It's a testament to our marriage that despite wanting to potter in the shed, Jamie asks me if I'd like to go mushroom hunting. We've only just got back from a whole ten days away in the bush and the thing he offers me is going bush again? He knows me too well. We're both already a little sad to be indoors again, although a hot shower with good pressure is delightful and we've caught up on all the Australian series of Alone.
We take Wally with us. A few months ago we told Mum and Dad we were driving over with Wally and they weren't too happy, not knowing who he was, and entirely forgetting that was what we named the Defender. Wally's actually a girl - she's named after my German grandmother, Wally. But 'Wally the 130' or 'wan 30', phonetically, had a nice ring to it. Wally even helps out by holding the mushroom basket for us.
We're searching in the HVP pine plantations near us. We know they're out as a friend had collected a lot of them and made us saffron milk cap mushroom soup, but the pine forests have been absolutely decimated by foresty as they were old enough to utilise. The hillsides are no man's land of broken wood and dirt, great brown expanses that once hid birds, animals, and many, many mushrooms. I try not to think of the mycorhizal zones disrupted and ended, and focus on the little pockets of forest that hide in steep valleys where brown streams warble and rush after the rain, thick with tree ferns and where pine and eucalypt mingle. We find a tree we're not sure of, perhaps a cypress - the leaves are almost plasticky and there is barely any scent. Still, it captures our interest in the way wild things do.
There's slippery jacks, slimy and unappealing - I'm get to dehydrate them, as I hear they're good for soups and stews - because I'm always focussed on the more appealing saffron milk caps. Still, they go in the basket. The saffies do start to appear in little patches and I pluck them one by one, squealing as I find them. Every few hundred metres or so, Jamie goes back and gets Wally, and drives him down to meet where I'm searching.
The tracks are muddy and wet and we're grateful for the Defender. A car becomes more than a car sometimes - it gains a personality. It houses everything we need to stay warm, fed, dry. It takes us on adventures. We jump in and thump the dash and say 'thanks Wally!' for taking us to the great outdoors.

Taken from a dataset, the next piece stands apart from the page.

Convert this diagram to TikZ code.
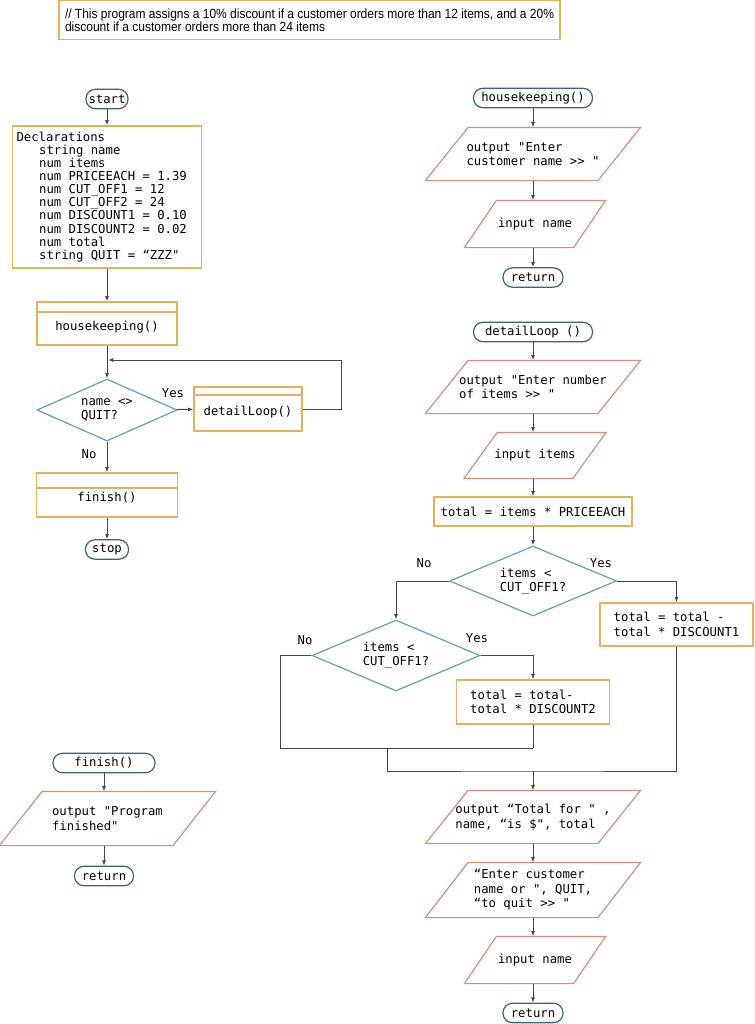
\documentclass[tikz,border=0pt]{standalone}
\usepackage{fontspec}
\setmonofont{DejaVu Sans Mono}
\newfontfamily\notefont[FakeStretch=0.9]{Liberation Sans}
\usetikzlibrary{shapes.geometric,arrows.meta}
\definecolor{termcol}{HTML}{3B6377}
\definecolor{proccol}{HTML}{E3B25A}
\definecolor{iocol}{HTML}{D38F7B}
\definecolor{deccol}{HTML}{5FA6A3}
\definecolor{linecol}{HTML}{454545}
\newcommand{\declindent}{\hspace*{17pt}}
\tikzset{
  base/.style={line width=0.9pt, font=\fontsize{9.2}{10.8}\selectfont\ttfamily, inner sep=0pt, align=flush left},
  term/.style={base, draw=termcol, rectangle, rounded corners=7pt, minimum height=14.5pt},
  proc/.style={base, draw=proccol, rectangle},
  modbox/.style={proc, text height=12.5pt, text depth=2.5pt,
    path picture={\draw[proccol, line width=0.9pt]
      ([yshift=-#1]path picture bounding box.north west) --
      ([yshift=-#1]path picture bounding box.north east);}},
  io/.style={base, rectangle},
  dec/.style={base, draw=deccol, diamond, aspect=2.3},
  lbl/.style={font=\fontsize{9.2}{10.8}\selectfont\ttfamily, inner sep=0pt},
}
\begin{document}
\begin{tikzpicture}[x=0.75pt, y=-0.75pt, >={Latex[length=4pt,width=3pt]}]
  \useasboundingbox (0,0) rectangle (754,1024);
  \node[proc, text width=366.75pt, inner xsep=4.5pt, minimum height=29.25pt,
    font=\notefont\fontsize{10}{9.8}\selectfont] (note) at (309.5,19.8)
    {// This program assigns a 10\% discount if a customer orders more than 12 items, and a 20\%\\discount if a customer orders more than 24 items};

  \node[term, minimum width=31.5pt] (start) at (107,99) {start};
  \node[proc, text width=135.75pt, inner xsep=3pt, minimum height=106.5pt,
    font=\fontsize{9.2}{9.8}\selectfont\ttfamily] (decl) at (107,197)
    {Declarations\\
     \declindent string name\\
     \declindent num items\\
     \declindent num PRICEEACH = 1.39\\
     \declindent num CUT\_OFF1 = 12\\
     \declindent num CUT\_OFF2 = 24\\
     \declindent num DISCOUNT1 = 0.10\\
     \declindent num DISCOUNT2 = 0.02\\
     \declindent num total\\
     \declindent string QUIT = “ZZZ"};
  \node[modbox=7.5pt, minimum width=105pt, minimum height=32.25pt] (hk) at (107,323.5) {housekeeping()};
  \node[dec, minimum width=105pt, minimum height=46.5pt] (ask) at (107,410) {name <>\\QUIT?};
  \node[modbox=6pt, minimum width=81pt, minimum height=33pt] (dl) at (248,409) {detailLoop()};
  \node[modbox=11.25pt, minimum width=105.75pt, minimum height=33pt] (fin) at (107,495) {finish()};
  \node[term, minimum width=32.25pt] (stop) at (107,549.5) {stop};
  \coordinate (j1) at (108,360);

  \node[term, minimum width=76.5pt] (fin2) at (104,763) {finish()};
  \node[io, minimum width=161.25pt, minimum height=39.75pt] (out3) at (107.5,818.5) {output "Program\\finished"};
  \node[term, minimum width=44.25pt] (ret3) at (104,876) {return};

  \node[term, minimum width=89.25pt] (hk2) at (533,98) {housekeeping()};
  \node[io, minimum width=160.5pt, minimum height=39pt] (out1) at (533,154) {output "Enter\\customer name >> "};
  \node[io, minimum width=105pt, minimum height=34.5pt] (in1) at (535,224) {input name};
  \node[term, minimum width=45pt] (ret1) at (533,277.5) {return};

  \node[term, minimum width=89.25pt] (dl2) at (533,332) {detailLoop ()};
  \node[io, minimum width=160.5pt, minimum height=39pt] (out2) at (533,387) {output "Enter number\\of items >> "};
  \node[io, minimum width=105.75pt, minimum height=33.75pt] (in2) at (535,455.5) {input items};
  \node[proc, minimum width=148.5pt, minimum height=21.75pt] (calc) at (533,511.5) {total = items * PRICEEACH};
  \node[dec, minimum width=125.25pt, minimum height=52.5pt] (cut1) at (533,581) {items <\\CUT\_OFF1?};
  \node[proc, minimum width=114.75pt, minimum height=32.25pt] (disc1) at (676.5,624.5) {total = total -\\total * DISCOUNT1};
  \node[dec, minimum width=126pt, minimum height=53.25pt] (cut2) at (396,655.5) {items <\\CUT\_OFF1?};
  \node[proc, minimum width=114.75pt, minimum height=33pt] (disc2) at (533,702) {total = total-\\total * DISCOUNT2};
  \coordinate (m1) at (533,748);
  \coordinate (m2) at (533,771);
  \coordinate (m3) at (387,748);
  \node[io, minimum width=160.5pt, minimum height=39pt] (out4) at (533,817) {output “Total for " ,\\name, “is \$", total};
  \node[io, minimum width=160.5pt, minimum height=40.5pt] (ask2) at (533,890) {“Enter customer\\name or ", QUIT,\\“to quit >> "};
  \node[io, minimum width=105pt, minimum height=34.5pt] (in3) at (535,960) {input name};
  \node[term, minimum width=45pt] (ret2) at (533,1013) {return};

  \foreach \n/\s in {out1/32, out2/32, out3/32, out4/32, ask2/32, in1/24, in2/25, in3/24}
    \draw[iocol, line width=0.9pt] ([xshift=\s pt]\n.north west) -- (\n.north east)
      -- ([xshift=-\s pt]\n.south east) -- (\n.south west) -- cycle;

  \node[lbl] (yes1) at (173,393) {Yes};
  \node[lbl] (no1) at (89,454) {No};
  \node[lbl] (no2) at (424,563) {No};
  \node[lbl] (yes2) at (601,563) {Yes};
  \node[lbl] (no3) at (305,640) {No};
  \node[lbl] (yes3) at (477,638) {Yes};

  \begin{scope}[->, draw=linecol, line width=0.75pt]
    \draw (start) to (decl);
    \draw (decl) to (hk);
    \draw (hk) to (ask);
    \draw (ask) to (dl);
    \draw (dl.east) -- ++(39,0) |- (j1);
    \draw (ask) to (fin);
    \draw (fin) to (stop);
    \draw (fin2) to (fin2 |- out3.north);
    \draw (fin2 |- out3.south) to (ret3);
    \draw (hk2) to (out1);
    \draw (out1) to (out1 |- in1.north);
    \draw (out1 |- in1.south) to (ret1);
    \draw (dl2) to (out2);
    \draw (out2) to (out2 |- in2.north);
    \draw (out2 |- in2.south) to (calc);
    \draw (calc) to (cut1);
    \draw (cut1.west) -| (cut2.north);
    \draw (cut1.east) -| (disc1.north);
    \draw (cut2.east) -| (disc2.north);
    \draw[-] (cut2.west) -- ++(-31,0) |- (m1);
    \draw[-] (disc2) to (m1);
    \draw[-] (m3) |- (m2) -| (disc1);
    \draw (m2) to (out4);
    \draw (out4) to (ask2);
    \draw (ask2) to (ask2 |- in3.north);
    \draw (ask2 |- in3.south) to (ret2);
  \end{scope}
\end{tikzpicture}
\end{document}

It's out in nature foraging and fossicking that we're happiest. We're so at peace out here, enjoying each other's company and the small discoveries we find - a patch of psilocybes, a copse of birches, the lichen and mosses on the shady side of the trees, a fox, baby wallabies.
On the way home we drive past a reservoir where we jump the fence to see if we can find any more mushrooms, but we only find slippery jacks. We do find a heap of pinecones for the fire, though, and six logs that Jamie drags on top of Wally to take home for the fire. Today life feels real, and close, and important. Foraging for our needs always feels better than paying for it.
When I ask if we can do this again tomorrow, he says maybe. He likes to keep me on my toes. I make a lentil and brown rice risotto with leeks and dried porcini, and bake the saffies with garlic and olive oil and thyme from the garden, laying them on top and sprinkling with lots of pepper. The fire is lit with the pinecones and we feast: all is good in the forest of our marriage.